Scholars and students will benefit greatly from this book, but Christian Philosophy of Religion will also serve as an excellent gateway to some of the major topics and controversies in current philosophy of religion and philosophical theology—both in its content as well as in methodology (a wide variety of approaches in philosophy, theology, and religious studies is exhibited in this collection).  Davis has spent a career advancing novel arguments and views, and though he may not have convinced us of all of them, he has forced the Christian academic community to think harder and to refine carefully one’s own positions and reasons.  So this book justly honors the man as it forces its readers to do the same.

 



1 The divine nature—taken as abstracta—might be regarded as a collection of properties; if so, then it is not a substantive claim to say that the divine nature cannot be seen or is immaterial, since even a human nature—taken as abstracta—would also be immaterial and such that it could not be perceived.

2 Trenton Merricks, “A New Objection to A Priori Arguments for Dualism,” American Philosophical Quarterly 31 (1994): 81-5.

3 Paul Gould, ed., “Beyond the Control of God”? Six View on the Problems of God and Abstract Objects (New York: Bloomsbury, 2014); William Lane Craig, God Over All, Divine Aseity and the Challenge of Platonism (Oxford, Oxford University Press, 2016).

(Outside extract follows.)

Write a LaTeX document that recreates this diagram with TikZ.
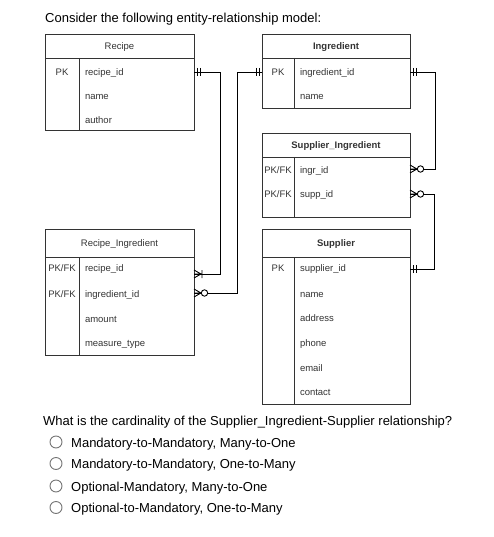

4 Linda Zagzebski, Epistemic Authority: A Theory of Trust, Authority, and Autonomy in Belief (Oxford, Oxford University Press, 2012); Laura Frances Callahan and Timothy O’Connor, Religious Faith and Intellectual Virtue (Oxford, Oxford University Press, 2014).

5 Eleonore Stump, Wandering in Darkness: Narrative and the Problem of Suffering (Oxford: Oxford University Press, 2010); Adam Green and Eleonore Stump, eds., Hidden Divinity and Religious Belief: New Perspectives (Cambridge: Cambridge University Press, 2015).